The new bill, called Common Cents Tax Reform Act, imposes a $1.20 increase in excise tax per gallon on hard liquors that are less than 100 proof or are less than 50 percent alcohol. This raises the current liquor tax from $3.30 per gallon to $4.50. The tax equals less than a penny and a half per drink serving, so many consumers won’t even notice the increase in price.
If passed, bill would reduce state tax revenue by a total of $300 million.
Additionally, the “babies before booze” legislation also removes taxes from diapers, helping families save $100 per year by voiding the state’s 7.5 percent sales tax. In Massachusetts, Minnesota, New Jersey, New York, Pennsylvania and Vermont diapers are currently tax exempt.
As a way to drive their point home even more, Garcia and colleague Lorena Gonzalez Fletcher brought working mothers and their children to the assembly floor during the introduction of the bill.

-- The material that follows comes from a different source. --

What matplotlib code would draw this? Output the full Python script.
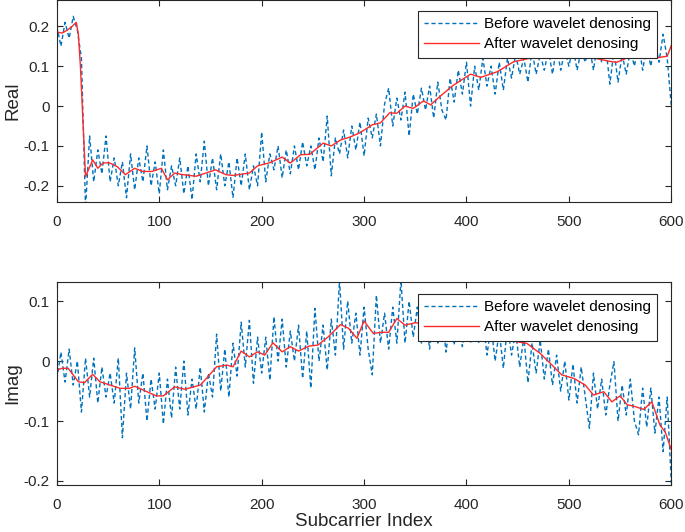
import numpy as np
import matplotlib
matplotlib.use("Agg")
import matplotlib.pyplot as plt

plt.rcParams['font.family'] = ['Liberation Sans', 'DejaVu Sans']

# subcarrier index for the noisy (before) series, read every 4th point
idx_before = np.arange(0, 601, 4)

real_before = [
    0.20, 0.15, 0.21, 0.17, 0.225, 0.19, 0.12, -0.255, -0.075, -0.19,
    -0.11, -0.17, -0.075, -0.19, -0.13, -0.20, -0.14, -0.23, -0.12, -0.21,
    -0.13, -0.19, -0.10, -0.20, -0.14, -0.22, -0.11, -0.21, -0.15, -0.20,
    -0.13, -0.22, -0.15, -0.235, -0.12, -0.19, -0.088, -0.20, -0.13, -0.21,
    -0.12, -0.20, -0.14, -0.23, -0.13, -0.20, -0.12, -0.21, -0.15, -0.20,
    -0.065, -0.19, -0.12, -0.16, -0.10, -0.18, -0.11, -0.17, -0.10, -0.16,
    -0.09, -0.15, -0.10, -0.16, -0.08, -0.14, -0.025, -0.175, -0.08, -0.12,
    -0.06, -0.13, -0.05, -0.11, -0.04, -0.125, -0.03, -0.08, -0.02, -0.10,
    0.005, 0.045, -0.05, 0.02, -0.035, 0.035, -0.075, 0.03, -0.02, 0.045,
    -0.01, 0.05, -0.03, 0.06, -0.01, -0.035, 0.07, 0.01, 0.09, 0.03,
    0.11, 0.00, 0.10, 0.04, 0.12, 0.05, 0.10, 0.03, 0.11, 0.04,
    0.12, 0.07, 0.13, 0.08, 0.12, 0.06, 0.14, 0.08, 0.13, 0.09,
    0.14, 0.08, 0.15, 0.09, 0.14, 0.10, 0.15, 0.09, 0.14, 0.11,
    0.15, 0.09, 0.16, 0.11, 0.15, 0.055, 0.14, 0.06, 0.13, 0.08,
    0.14, 0.10, 0.16, 0.09, 0.15, 0.10, 0.16, 0.11, 0.18, 0.12,
    0.00,
]

imag_before = [
    -0.03, 0.015, -0.035, 0.02, -0.04, 0.0, -0.085, 0.005, -0.06, 0.005,
    -0.07, -0.01, -0.06, -0.02, -0.07, 0.005, -0.128, -0.02, -0.08, 0.022,
    -0.07, -0.02, -0.10, -0.03, -0.08, -0.02, -0.105, -0.03, -0.095, -0.01,
    -0.08, 0.0, -0.09, -0.03, -0.08, -0.01, -0.085, -0.02, -0.06, 0.045,
    -0.05, 0.02, -0.06, 0.03, -0.025, 0.065, -0.01, 0.068, -0.037, 0.04,
    -0.02, 0.04, -0.032, 0.074, 0.0, 0.07, -0.01, 0.05, 0.0, 0.06,
    -0.029, 0.05, -0.045, 0.088, 0.0, 0.06, -0.015, 0.07, 0.01, 0.135,
    0.02, 0.10, 0.03, 0.08, 0.01, 0.09, 0.02, -0.023, 0.11, 0.03,
    0.08, 0.02, 0.09, 0.03, 0.135, 0.03, 0.10, 0.04, 0.09, 0.03,
    0.08, 0.02, 0.09, 0.03, 0.08, 0.015, 0.07, 0.027, 0.08, 0.024,
    0.07, 0.03, 0.08, 0.03, 0.07, 0.01, 0.06, 0.0, 0.05, -0.012,
    0.06, 0.01, 0.05, -0.01, 0.04, -0.036, 0.03, -0.02, 0.035, -0.03,
    0.02, -0.04, 0.01, -0.05, 0.0, -0.065, -0.005, -0.07, -0.01, -0.06,
    -0.112, -0.02, -0.08, -0.03, -0.09, -0.04, -0.001, -0.10, -0.04, -0.09,
    -0.03, -0.10, -0.123, -0.045, -0.11, -0.045, -0.12, -0.06, -0.151, -0.06,
    -0.203,
]

# denoised (after) series
idx_real_after = [0, 5, 10, 15, 19, 21, 23, 28, 35, 40, 45, 51, 59, 67, 76, 84,
                  93, 102, 108, 115, 123, 136, 155, 165, 172, 188, 196, 208,
                  220, 228, 238, 247, 260, 268, 277, 286, 296, 308, 316, 325,
                  332, 340, 348, 358, 365, 374, 387, 404, 414, 430, 446, 462,
                  480, 500, 520, 540, 547, 556, 570, 583, 596, 600]
real_after = [0.186, 0.183, 0.19, 0.2, 0.21, 0.18, 0.10, -0.177, -0.135, -0.156,
              -0.143, -0.142, -0.152, -0.172, -0.156, -0.164, -0.164, -0.156,
              -0.185, -0.168, -0.172, -0.176, -0.16, -0.172, -0.174, -0.168,
              -0.15, -0.142, -0.128, -0.143, -0.122, -0.121, -0.093, -0.1,
              -0.085, -0.078, -0.067, -0.047, -0.042, -0.017, -0.018, 0.0,
              -0.006, 0.013, 0.003, 0.024, 0.052, 0.08, 0.072, 0.086, 0.111,
              0.12, 0.122, 0.124, 0.123, 0.112, 0.11, 0.12, 0.12, 0.12, 0.125,
              0.152]

idx_imag_after = [0, 5, 11, 21, 27, 35, 42, 52, 62, 71, 76, 84, 97, 104, 115,
                  125, 140, 146, 156, 166, 172, 180, 188, 196, 203, 211, 220,
                  228, 236, 246, 255, 265, 277, 285, 293, 300, 309, 316, 324,
                  332, 340, 350, 360, 380, 400, 420, 440, 459, 472, 482, 493,
                  505, 516, 524, 534, 542, 550, 557, 563, 573, 581, 589, 594, 600]
imag_after = [-0.015, -0.012, -0.012, -0.0345, -0.036, -0.022, -0.0345, -0.04,
              -0.0455, -0.0455, -0.042, -0.048, -0.058, -0.058, -0.043, -0.047,
              -0.04, -0.029, -0.0095, -0.0067, -0.0095, 0.0167, 0.007, 0.0155,
              0.01, 0.0305, 0.0155, 0.024, 0.0167, 0.025, 0.0267, 0.0405, 0.061,
              0.0545, 0.038, 0.067, 0.046, 0.048, 0.048, 0.071, 0.06, 0.064,
              0.062, 0.06, 0.055, 0.045, 0.035, 0.0295, 0.0128, -0.004, -0.023,
              -0.029, -0.04, -0.0567, -0.051, -0.068, -0.058, -0.073, -0.075,
              -0.0806, -0.068, -0.107, -0.118, -0.148]

blue = '#0072BD'
red = '#ff2a2a'
axcol = '0.15'

fig = plt.figure(figsize=(6.85, 5.32), dpi=100)
ax1 = fig.add_axes([0.083, 0.620, 0.897, 0.380])
ax2 = fig.add_axes([0.083, 0.088, 0.897, 0.382])

panels = [
    (ax1, real_before, idx_real_after, real_after, 'Real', (-0.241, 0.266), [-0.2, -0.1, 0, 0.1, 0.2], 0.946),
    (ax2, imag_before, idx_imag_after, imag_after, 'Imag', (-0.207, 0.132), [-0.2, -0.1, 0, 0.1], 0.941),
]

for ax, before, ia, after, lab, ylim, yt, ltop in panels:
    ax.plot(idx_before, before, color=blue, lw=1.0, ls=(0, (3, 2)),
            label='Before wavelet denosing')
    ax.plot(ia, after, color=red, lw=1.0, label='After wavelet denosing')
    ax.set_xlim(0, 600)
    ax.set_ylim(*ylim)
    ax.set_xticks([0, 100, 200, 300, 400, 500, 600])
    ax.set_yticks(yt)
    ax.set_yticklabels(['0' if v == 0 else f'{v:g}' for v in yt])
    ax.set_ylabel(lab, fontsize=13.5, color=axcol, labelpad=2)
    ax.tick_params(direction='in', length=4, width=0.8, top=True, right=True,
                   labelsize=11, colors=axcol, pad=5)
    ax.tick_params(axis='x', pad=9)
    for s in ax.spines.values():
        s.set_color(axcol)
        s.set_linewidth(0.8)
    leg = ax.legend(loc='upper right', bbox_to_anchor=(0.977, ltop),
                    borderaxespad=0, fancybox=False, fontsize=11,
                    handlelength=3.6, handletextpad=0.35, labelspacing=0.42,
                    borderpad=0.4, framealpha=1)
    leg.get_frame().set_edgecolor(axcol)
    leg.get_frame().set_linewidth(0.8)
    for t in leg.get_texts():
        t.set_color('black')

ax2.set_xlabel('Subcarrier Index', fontsize=13.5, color=axcol, labelpad=1)

fig.savefig('out.png', dpi=100)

Gonzalez Fletcher has been quite vocal about why diapers should be tax exempt, going as far as to say that “diapers should be in the same category as food, because they are both essential health products,” according to CBS Sacramento.
The legislation still has ways to go in California, but legislators take solace in the fact that they are not fighting alone.
More recently, the Milwaukee Journal Sentinel says Wisconsin Assemblywoman Melissa Sargent proposed a similar measure to repeal sales tax on menstrual products.
“There is no other example of a product where men are taxed for something women are not taxed for,” the Democrat from Madison emphasizes. “In this case, women are being penalized simply on the basis of being a woman. It’s not a choice to be a person who menstruates.”
The state’s sales tax is lower than California at 5.6 percent, but can save the menstruation consumer woman $3.92 to $6.72 per year on average. Those who menstruate spend $70 to $120 annually on hygiene products.